In the present study, we used the random walk procedure with directed graphs to determine the comprehensive effects of the protein regulatory network on p53-MDM2 interaction. Simply put, the main advantage of this procedure lies in the fact that the stationary distribution can be instantly solved (hence, with minimum complexity) as an eigenvector of the transition matrix generated by the given network. The larger the corresponding value of a node in the stationary distribution is, the more likely the corresponding protein’s individual interaction with p53 and MDM2 takes effect as part of the network.

p53 is an attractive therapeutic target for cancer because its tumor-suppressive activity can be stimulated to eradicate tumor cells [9]. Inhibiting physical p53-MDM2 interaction is a promising approach to reactivating p53. Therefore, this study may provide a general paradigm that outlines the interplay among known proteins interacting with p53-MDM2 and regulating p53 stability. Mathematically modeling the protein interactions that control p53-MDM2 interaction may provide biological insight into how the balance of their interacting proteins can be changed to ensure fine-tuned regulation of p53 stability.

In addition, to prevent tumorigenesis, molecular mechanisms similar to the p53 protein regulatory network can be found in the cellular systems that regulate other key tumor suppressors, such as PTEN. PTEN expression is lost in more than 50% of tumors [28]. However, PTEN mutations are not common in tumors [29]. Instead, dysfunctional regulation of PTEN expression at the protein level is a common initiating event in cancer development [29]. As mentioned earlier, the use of nodes and enables one to examine networks with any number of nodes. Therefore our mathematical model can be potentially used to examine additional molecular events in tumor suppression [30].

5. Conclusion and Future Work

In our study, we applied mathematical methods and concepts including random walk and stationary distribution to dissect the complexity of protein network in cancer biology. Our result shows that these methods can be used to identify key nodes in the protein network, which may not be readily determined by biological experiments studying individual protein as an isolated molecular event. This approach provides an advantage to analyze the functions of a group of genes or proteins as a network in cancer cells, which is not only important for our understanding of cancer etiology, but also for developing new therapeutic strategies.
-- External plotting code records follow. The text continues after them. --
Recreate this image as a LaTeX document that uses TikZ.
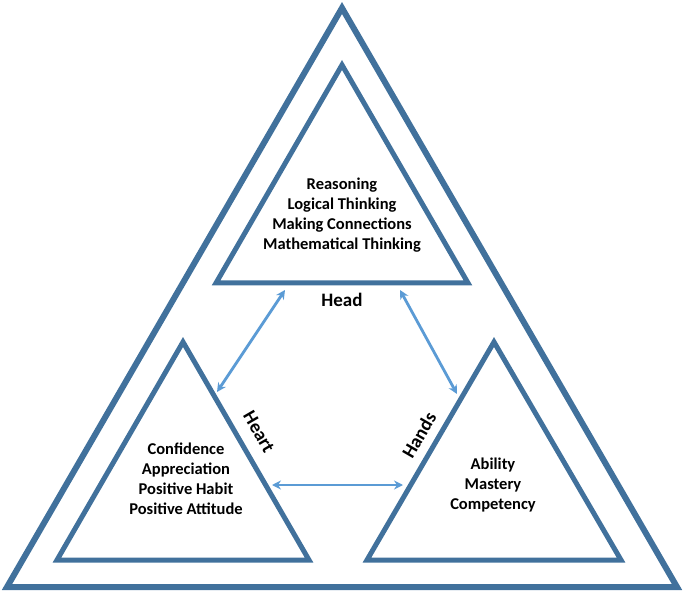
\documentclass[tikz,border=0pt]{standalone}
\usepackage{fontspec}
\setmainfont{Carlito}
\usetikzlibrary{arrows.meta}
\definecolor{tri}{RGB}{65,113,156}
\definecolor{arr}{RGB}{91,155,213}
\begin{document}
\begin{tikzpicture}[x=1pt,y=-1pt,
  outertri/.style={draw=tri,line width=6pt,line join=miter},
  innertri/.style={draw=tri,line width=5pt,line join=miter},
  link/.style={draw=arr,line width=2.8pt,{Stealth[length=9pt,width=9pt]}-{Stealth[length=9pt,width=9pt]}},
  lbl/.style={font=\bfseries\fontsize{16.5}{20}\selectfont,align=center,text=black,inner sep=0pt},
  side/.style={font=\bfseries\fontsize{19}{22}\selectfont,text=black,inner sep=0pt}]
\useasboundingbox (0,0) rectangle (685,593);
% outer triangle
\draw[outertri] (342,8) -- (677,587) -- (7,587) -- cycle;
% inner triangles
\draw[innertri] (342,65) -- (468,283) -- (216,283) -- cycle;
\draw[innertri] (183,342) -- (309,560) -- (57,560) -- cycle;
\draw[innertri] (494,342) -- (621,560) -- (367,560) -- cycle;
% texts
\node[lbl] (headtxt) at (342,215) {Reasoning\\Logical Thinking\\Making Connections\\Mathematical Thinking};
\node[lbl] (hearttxt) at (186,479) {Confidence\\Appreciation\\Positive Habit\\Positive Attitude};
\node[lbl] (handstxt) at (493,485) {Ability\\Mastery\\Competency};
\node[side] (head) at (342,300) {Head};
\node[side,rotate=-60] (heart) at (259,432) {Heart};
\node[side,rotate=60] (hands) at (419,435) {Hands};
% connector endpoints
\coordinate (hdL) at (285,290);
\coordinate (htT) at (217,392);
\coordinate (hdR) at (400,290);
\coordinate (hnT) at (457,394);
\coordinate (htR) at (272,485);
\coordinate (hnL) at (403,485);
\draw[link] (hdL) -- (htT);
\draw[link] (hdR) -- (hnT);
\draw[link] (htR) -- (hnL);
\end{tikzpicture}
\end{document}
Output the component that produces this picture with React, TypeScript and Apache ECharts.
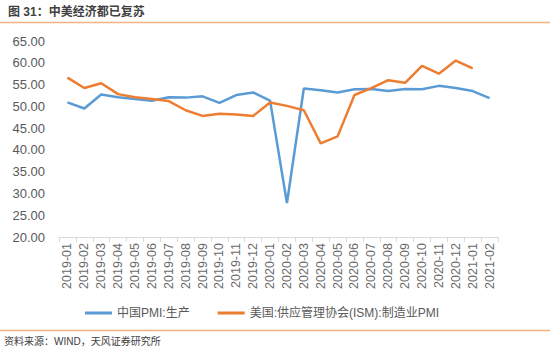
import React, { useEffect, useRef } from "react";
import * as echarts from "echarts";

const categories = [
  "2019-01","2019-02","2019-03","2019-04","2019-05","2019-06","2019-07","2019-08","2019-09","2019-10","2019-11","2019-12",
  "2020-01","2020-02","2020-03","2020-04","2020-05","2020-06","2020-07","2020-08","2020-09","2020-10","2020-11","2020-12",
  "2021-01","2021-02",
];
const chinaPmiProduction = [
  50.9, 49.5, 52.7, 52.1, 51.7, 51.3, 52.1, 52.0, 52.3, 50.8, 52.6, 53.2,
  51.3, 27.8, 54.1, 53.7, 53.2, 53.9, 54.0, 53.5, 54.0, 53.9, 54.7, 54.2,
  53.5, 51.9,
];
const usIsmPmi: (number | null)[] = [
  56.6, 54.2, 55.3, 52.8, 52.1, 51.7, 51.2, 49.1, 47.8, 48.3, 48.1, 47.8,
  50.9, 50.1, 49.1, 41.5, 43.1, 52.6, 54.2, 56.0, 55.4, 59.3, 57.5, 60.5,
  58.7, null,
];
const seriesNames = ["中国PMI:生产", "美国:供应管理协会(ISM):制造业PMI"];
const titleText = "图 31：中美经济都已复苏";
const sourceText = "资料来源：WIND，天风证券研究所";

const FONT = "'Liberation Sans', 'Noto Sans CJK SC', sans-serif";

export default function App() {
  const ref = useRef<HTMLDivElement>(null);
  useEffect(() => {
    document.body.style.margin = "0";
    const chart = echarts.init(ref.current!, undefined, { renderer: "svg" });
    chart.setOption({
      animation: false,
      backgroundColor: "#ffffff",
      textStyle: { fontFamily: FONT },
      grid: { left: 59, right: 52, top: 41, bottom: 117, containLabel: false },
      legend: {
        left: 80,
        top: 302,
        itemWidth: 27,
        itemHeight: 3,
        itemGap: 28,
        icon: "rect",
        textStyle: { fontSize: 12, color: "#595959", fontFamily: FONT },
        data: seriesNames,
      },
      xAxis: {
        type: "category",
        data: categories,
        boundaryGap: true,
        axisLine: { lineStyle: { color: "#D9D9D9" } },
        axisTick: { show: true, alignWithLabel: false, lineStyle: { color: "#D9D9D9" } },
        axisLabel: { rotate: 90, interval: 0, fontSize: 12.5, color: "#6b6b6b", margin: 6, fontFamily: FONT },
      },
      yAxis: {
        type: "value",
        min: 20,
        max: 65,
        interval: 5,
        splitLine: { show: false },
        axisLine: { show: false },
        axisTick: { show: false },
        axisLabel: {
          fontSize: 13,
          color: "#595959",
          margin: 14,
          fontFamily: FONT,
          formatter: (v: number) => v.toFixed(2),
        },
      },
      series: [
        {
          name: seriesNames[0],
          type: "line",
          data: chinaPmiProduction,
          symbol: "none",
          lineStyle: { width: 2.5, color: "#5B9BD5" },
          itemStyle: { color: "#5B9BD5" },
        },
        {
          name: seriesNames[1],
          type: "line",
          data: usIsmPmi,
          symbol: "none",
          lineStyle: { width: 2.5, color: "#ED7D31" },
          itemStyle: { color: "#ED7D31" },
        },
      ],
      graphic: [
        {
          type: "text",
          left: 8,
          top: 6,
          style: { text: titleText, fontSize: 12, fontWeight: "bold", fill: "#404040", fontFamily: FONT },
        },
        {
          type: "line",
          shape: { x1: 0, y1: 22.5, x2: 550, y2: 22.5 },
          style: { stroke: "#F4B183", lineWidth: 1.5 },
        },
        {
          type: "line",
          shape: { x1: 0, y1: 330.5, x2: 550, y2: 330.5 },
          style: { stroke: "#F4B183", lineWidth: 1.5 },
        },
        {
          type: "text",
          left: 4,
          top: 336,
          style: { text: sourceText, fontSize: 10, fill: "#404040", fontFamily: FONT },
        },
      ],
    });
    return () => chart.dispose();
  }, []);
  return <div ref={ref} style={{ width: 550, height: 354 }} />;
}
p53 regulators identified by the IPA software program (Ingenuity Systems) from existing biology studies are involved in a variety of molecular pathways, that form diverse functional groups such as gene expression, DNA repair and replication, cell death and survival, cellular development, carbohydrate metabolism, cell-to-cell signaling and interaction, cell cycle, cell-mediated immune response, and posttranslational modifications. To fully realize the potential of the proposed model, we will (as a referee kindly suggested) apply the discussed method to networks of reasonable size formed by groups of proteins (according to the similarity of their functions). After analyzing each of these networks and choosing the proteins of highest scores (from each network resp.), the method can be applied again to the network formed by the chosen proteins. We expect very meaningful results through this approach when we take the time to complete the massive inputting and calculation.

Conflict of Interests

The authors declare that they have no conflict of interests.

Acknowledgments

This research is supported in part by the MD Anderson Cancer Center Support Grant CA016672 and Simons Foundation Grant no. 245307. The authors are also in debt to the anonymous referee for many valuable suggestions that greatly improved the quality of this paper.